И своему южному соседу, двигавшейся на Перемышль 3-й австро-венгерской армии, 11-я армия также была вынуждена оказывать помощь. Отсюда было ясно, что продолжать наступление собственными силами 11-я армия была уже не в силах. Направленные против нее удары русских, конечно, всюду терпели неудачу, неся с собою тягчайшие потери для атакующего.
Но несмотря на получаемую поддержку, 3-я австро-венгерская армия делала столь же мало удовлетворительные шаги, как и примыкающая к ней 2-я австро-венгерская армия, австро-венгерская армейская группа Шурмая и Южная армия.

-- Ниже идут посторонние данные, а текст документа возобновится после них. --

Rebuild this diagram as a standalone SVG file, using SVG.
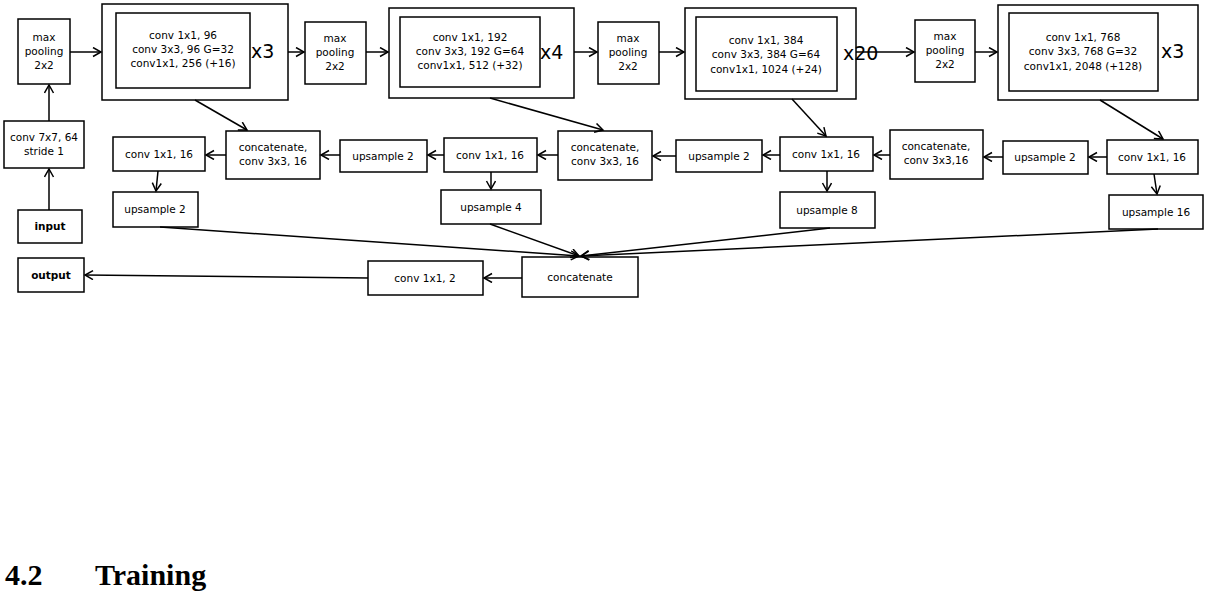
<svg xmlns="http://www.w3.org/2000/svg" width="1207" height="591" viewBox="0 0 1207 591">
<style>
rect{fill:#fff;stroke:#000;stroke-width:1.5}
text{font-family:"DejaVu Sans",sans-serif;font-size:10.5px;text-anchor:middle;fill:#000}
.big{font-size:19px;text-anchor:start}
.b{font-weight:bold}
.c path{fill:none;stroke:#000;stroke-width:1.5;marker-end:url(#a)}
</style>
<defs><marker id="a" markerWidth="12" markerHeight="12" refX="9" refY="5" orient="auto" markerUnits="userSpaceOnUse"><path d="M1,0.5 L9,5 L1,9.5" fill="none" stroke="#000" stroke-width="1.5"/></marker></defs>
<rect x="0" y="0" width="1207" height="591" style="stroke:none"/>
<g id="mp1"><rect x="18" y="19" width="52" height="65"/><text x="44" y="41">max</text><text x="44" y="55">pooling</text><text x="44" y="69">2x2</text></g>
<g id="b1"><rect x="102" y="4" width="186" height="96"/><rect x="116" y="13" width="134" height="75"/><text x="183" y="39">conv 1x1, 96</text><text x="183" y="53">conv 3x3, 96 G=32</text><text x="183" y="67">conv1x1, 256 (+16)</text><text class="big" x="251" y="58">x3</text></g>
<g id="mp2"><rect x="305" y="22" width="61" height="62"/><text x="335" y="42">max</text><text x="335" y="56">pooling</text><text x="335" y="70">2x2</text></g>
<g id="b2"><rect x="389" y="8" width="185" height="90"/><rect x="400" y="17" width="140" height="70"/><text x="470" y="41">conv 1x1, 192</text><text x="470" y="55">conv 3x3, 192 G=64</text><text x="470" y="69">conv1x1, 512 (+32)</text><text class="big" x="540" y="59">x4</text></g>
<g id="mp3"><rect x="598" y="22" width="61" height="62"/><text x="628" y="42">max</text><text x="628" y="56">pooling</text><text x="628" y="70">2x2</text></g>
<g id="b3"><rect x="685" y="8" width="171" height="91"/><rect x="696" y="17" width="141" height="74"/><text x="766" y="44">conv 1x1, 384</text><text x="766" y="58">conv 3x3, 384 G=64</text><text x="766" y="73">conv1x1, 1024 (+24)</text><text class="big" x="843" y="60">x20</text></g>
<g id="mp4"><rect x="915" y="20" width="60" height="62"/><text x="945" y="40">max</text><text x="945" y="54">pooling</text><text x="945" y="68">2x2</text></g>
<g id="b4"><rect x="998" y="5" width="200" height="95"/><rect x="1009" y="13" width="149" height="78"/><text x="1083" y="41">conv 1x1, 768</text><text x="1083" y="55">conv 3x3, 768 G=32</text><text x="1083" y="70">conv1x1, 2048 (+128)</text><text class="big" x="1161" y="58">x3</text></g>
<g id="c77"><rect x="4" y="121" width="80" height="47"/><text x="44" y="141">conv 7x7, 64</text><text x="44" y="155">stride 1</text></g>
<g id="in"><rect x="18" y="210" width="64" height="33"/><text class="b" x="50" y="230">input</text></g>
<g id="out"><rect x="18" y="258" width="66" height="34"/><text class="b" x="51" y="279">output</text></g>
<g id="cA"><rect x="113" y="137" width="92" height="34"/><text x="159" y="158">conv 1x1, 16</text></g>
<g id="ccA"><rect x="226" y="131" width="94" height="48"/><text x="273" y="151">concatenate,</text><text x="273" y="165">conv 3x3, 16</text></g>
<g id="uA"><rect x="340" y="140" width="87" height="32"/><text x="383" y="160">upsample 2</text></g>
<g id="cB"><rect x="444" y="138" width="93" height="34"/><text x="490" y="159">conv 1x1, 16</text></g>
<g id="ccB"><rect x="558" y="131" width="94" height="49"/><text x="605" y="151">concatenate,</text><text x="605" y="165">conv 3x3, 16</text></g>
<g id="uB"><rect x="676" y="140" width="86" height="32"/><text x="719" y="160">upsample 2</text></g>
<g id="cC"><rect x="780" y="137" width="93" height="34"/><text x="826" y="158">conv 1x1, 16</text></g>
<g id="ccC"><rect x="890" y="130" width="93" height="49"/><text x="936" y="150">concatenate,</text><text x="936" y="164">conv 3x3,16</text></g>
<g id="uC"><rect x="1003" y="141" width="85" height="33"/><text x="1045" y="161">upsample 2</text></g>
<g id="cD"><rect x="1107" y="140" width="91" height="34"/><text x="1152" y="161">conv 1x1, 16</text></g>
<g id="u2"><rect x="113" y="192" width="85" height="35"/><text x="155" y="213">upsample 2</text></g>
<g id="u4"><rect x="441" y="190" width="100" height="34"/><text x="491" y="211">upsample 4</text></g>
<g id="u8"><rect x="780" y="192" width="95" height="36"/><text x="827" y="214">upsample 8</text></g>
<g id="u16"><rect x="1109" y="195" width="94" height="34"/><text x="1156" y="216">upsample 16</text></g>
<g id="cat"><rect x="522" y="257" width="116" height="40"/><text x="580" y="281">concatenate</text></g>
<g id="c2"><rect x="368" y="261" width="115" height="34"/><text x="425" y="282">conv 1x1, 2</text></g>
<g class="c">
<path d="M49,210 L49,169"/><path d="M49,121 L49,85"/>
<path d="M70,52 L101,52"/><path d="M288,52 L304,52"/><path d="M366,52 L388,52"/><path d="M574,52 L597,52"/><path d="M659,52 L684,52"/><path d="M856,52 L914,52"/><path d="M975,52 L997,52"/>
<path d="M195,100 L247,130"/><path d="M490,98 L603,130"/><path d="M792,99 L826,136"/><path d="M1100,100 L1163,139"/>
<path d="M1107,157 L1089,157"/><path d="M1003,157 L984,157"/><path d="M890,155 L874,155"/><path d="M780,155 L763,155"/><path d="M676,156 L653,156"/><path d="M558,155 L538,155"/><path d="M444,155 L428,155"/><path d="M340,155 L321,155"/><path d="M226,155 L206,155"/>
<path d="M158,171 L156,191"/><path d="M491,172 L491,189"/><path d="M827,171 L827,191"/><path d="M1154,174 L1157,194"/>
<path d="M160,227 L579,256"/><path d="M490,224 L579,256"/><path d="M830,228 L581,256"/><path d="M1158,229 L581,256"/>
<path d="M522,278 L484,278"/><path d="M368,278 L85,275"/>
</g>
<text class="b" x="5" y="585" style="font-family:'Liberation Serif',serif;font-size:30px;text-anchor:start">4.2</text>
<text class="b" x="95" y="585" style="font-family:'Liberation Serif',serif;font-size:30px;text-anchor:start">Training</text>
</svg>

7-я австро-венгерская армия в Буковине выдерживала тяжкую борьбу, в которой преимущества были в большинстве случаев на стороне русских.

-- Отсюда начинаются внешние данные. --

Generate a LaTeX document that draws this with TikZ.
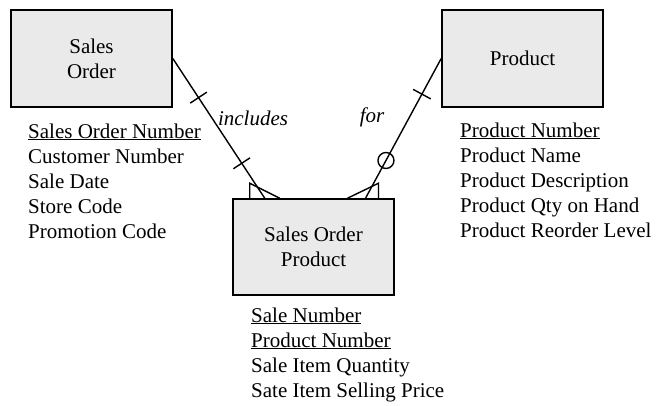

В результате на всем атакуемом фронте операции грозили застопориться. Определенным результатом этого было бы то, что или все сосредоточенные здесь немецкие силы оказались бы крепко прикованными к району, или последовали бы тяжкие контрудары русских. В первом случае наступил бы надлом в ведении общих операций немцами, а во втором – с большой вероятностью последовал бы в недалеком будущем разгром Австро-Венгрии.
Единственной реальной мерой против такой опасности Главная квартира считала подвод достаточно свежих немецких частей в Галицию. Поэтому она распорядилась направлением этих сил, в самом широком пока еще возможном размере, но предварительно еще раз обдумав, не будет ли выгоднее применить эти подкрепления в каком-либо другом пункте Восточного фронта. Однако эта мысль оказалась невыполнимой. Нигде нельзя было рассчитывать на более быстрый и крупный успех, как именно при решительном продолжении наступления на существующем фронте атаки. Более быстрый потому, что на всяком другом месте приготовления потребовали бы слишком большого времени, и более крупный потому, что при продолжении союзниками наступления в Галиции наступивший здесь стратегический охват русской группы обещал такие перспективы, как нигде в другом место.